Accusing Republicans of saying things that are not true, the Democratic frontrunner Hillary Clinton on Monday told a colourful story in Reno, Nevada, about a radio ad that she said ran in rural Arkansas while her husband, Bill Clinton, was running for office.
In the ad, as Clinton remembered, a trained dog barked if something was untrue. "I want to figure out how we can do that with Republicans," she said as quoted by CNN.
"We need to get that dog and follow them around and every time they say these things like, 'Oh, the Great Recession was caused by too much regulation,' arh, arh, arh, arh," Clinton said, letting out a barking noise that caused the audience to laugh and some people to mimic her.
"I think," Clinton concluded, "we could cut right through a lot of their claims."
Clinton's comments came ahead of Saturday's Democratic caucuses in Nevada and the Republican primary in South Carolina. Republicans hold their caucus in Nevada on February 23, and the Democrats their primary in South Carolina on February 27.
On the Republican side, frontrunner Trump called rival Cruz "unstable", threatening a lawsuit "if he doesn't take down his false ads and retract his lies" and urged the Republican National Committee (RNC) to "intervene".
He also threatened to renege on his pledge to not run as independent, saying that the Republican establishment was not holding up its end of a deal.
"I signed a pledge and as far as I'm concerned they're in default of their pledge," Trump said in Charleston, South Carolina.
"He's a very bad guy. He's a very nasty guy. He's got no endorsements from any senators who he works with.
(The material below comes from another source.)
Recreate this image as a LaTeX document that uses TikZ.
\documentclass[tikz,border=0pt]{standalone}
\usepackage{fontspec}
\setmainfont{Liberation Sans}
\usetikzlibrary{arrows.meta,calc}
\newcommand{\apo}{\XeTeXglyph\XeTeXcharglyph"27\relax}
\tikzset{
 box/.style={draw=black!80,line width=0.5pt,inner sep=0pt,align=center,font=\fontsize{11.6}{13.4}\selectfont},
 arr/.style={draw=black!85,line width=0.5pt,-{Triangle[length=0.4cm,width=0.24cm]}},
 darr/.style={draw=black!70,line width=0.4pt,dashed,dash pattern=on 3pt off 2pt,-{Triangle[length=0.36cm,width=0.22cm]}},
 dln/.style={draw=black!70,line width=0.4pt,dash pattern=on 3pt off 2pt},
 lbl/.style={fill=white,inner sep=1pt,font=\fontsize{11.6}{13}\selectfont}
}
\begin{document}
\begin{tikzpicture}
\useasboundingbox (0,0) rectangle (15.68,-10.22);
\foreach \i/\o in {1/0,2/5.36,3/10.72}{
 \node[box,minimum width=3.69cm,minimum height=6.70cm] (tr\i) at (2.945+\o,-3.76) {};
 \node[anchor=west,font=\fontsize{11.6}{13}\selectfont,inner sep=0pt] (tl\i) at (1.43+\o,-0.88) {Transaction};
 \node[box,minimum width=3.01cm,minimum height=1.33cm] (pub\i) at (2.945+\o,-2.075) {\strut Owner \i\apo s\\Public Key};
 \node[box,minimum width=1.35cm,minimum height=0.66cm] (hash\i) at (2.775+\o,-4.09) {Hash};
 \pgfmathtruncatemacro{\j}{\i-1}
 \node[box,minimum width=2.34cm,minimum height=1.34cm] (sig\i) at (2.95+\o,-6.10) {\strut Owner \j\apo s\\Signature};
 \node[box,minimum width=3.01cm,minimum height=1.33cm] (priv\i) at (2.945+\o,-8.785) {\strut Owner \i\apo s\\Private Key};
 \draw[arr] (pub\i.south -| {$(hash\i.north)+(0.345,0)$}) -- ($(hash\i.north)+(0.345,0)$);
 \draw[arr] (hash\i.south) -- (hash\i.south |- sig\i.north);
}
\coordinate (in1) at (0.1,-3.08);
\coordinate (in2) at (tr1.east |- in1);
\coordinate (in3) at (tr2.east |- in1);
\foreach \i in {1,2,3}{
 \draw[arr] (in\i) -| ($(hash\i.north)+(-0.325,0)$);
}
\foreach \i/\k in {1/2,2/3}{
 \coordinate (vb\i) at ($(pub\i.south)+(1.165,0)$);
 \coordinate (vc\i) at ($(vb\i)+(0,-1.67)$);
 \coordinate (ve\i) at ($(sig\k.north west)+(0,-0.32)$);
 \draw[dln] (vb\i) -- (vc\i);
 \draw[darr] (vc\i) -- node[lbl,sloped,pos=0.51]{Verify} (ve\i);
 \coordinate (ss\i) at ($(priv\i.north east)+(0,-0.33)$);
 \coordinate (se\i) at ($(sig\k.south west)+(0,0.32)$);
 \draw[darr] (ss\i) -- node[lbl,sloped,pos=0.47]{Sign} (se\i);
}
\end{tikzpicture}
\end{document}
He'll never be able to unify anything," he said of Cruz later
Trump acknowledged to CNN that his brawl with Cruz might harm the eventual Republican nominee, whoever it is, "but I think we'll get over it".
The Cruz campaign responded by saying Trump is lashing out "with name-calling and falsehoods".
Meanwhile, former president George W. Bush, who left office in 2009, came to the aid of his brother taking a clear swipe at Donald Trump during a campaign rally in North Charleston, South Carolina.
"We do not need someone in the Oval Office who mirrors and inflames our anger and frustration," he said asking voters to choose a candidate who is "measured and thoughtful" over the loudest and angriest man in the room.
"We need someone that can fix the problems that cause our anger and frustration, and that's Jeb Bush," he said describing the 2016 campaign a "serious election for a serious job".
The former president pointed to the abundant "name-calling" in the 2016 election -- an apparent reference to the punches thrown between Jeb Bush and Trump in recent months -- and joked that according to their father, George H.W. Bush, "labels are for soup cans".
RNC also pushed back at Trump's claim that the loud boos that greeted him when he criticised George Bush during the presidential debate on Saturday came from an audience stacked with big money donors.
The New York Times cited a senior official with the South Carolina Republican Party as estimating that there were no more than 300 donors among the 1600 people in the audience.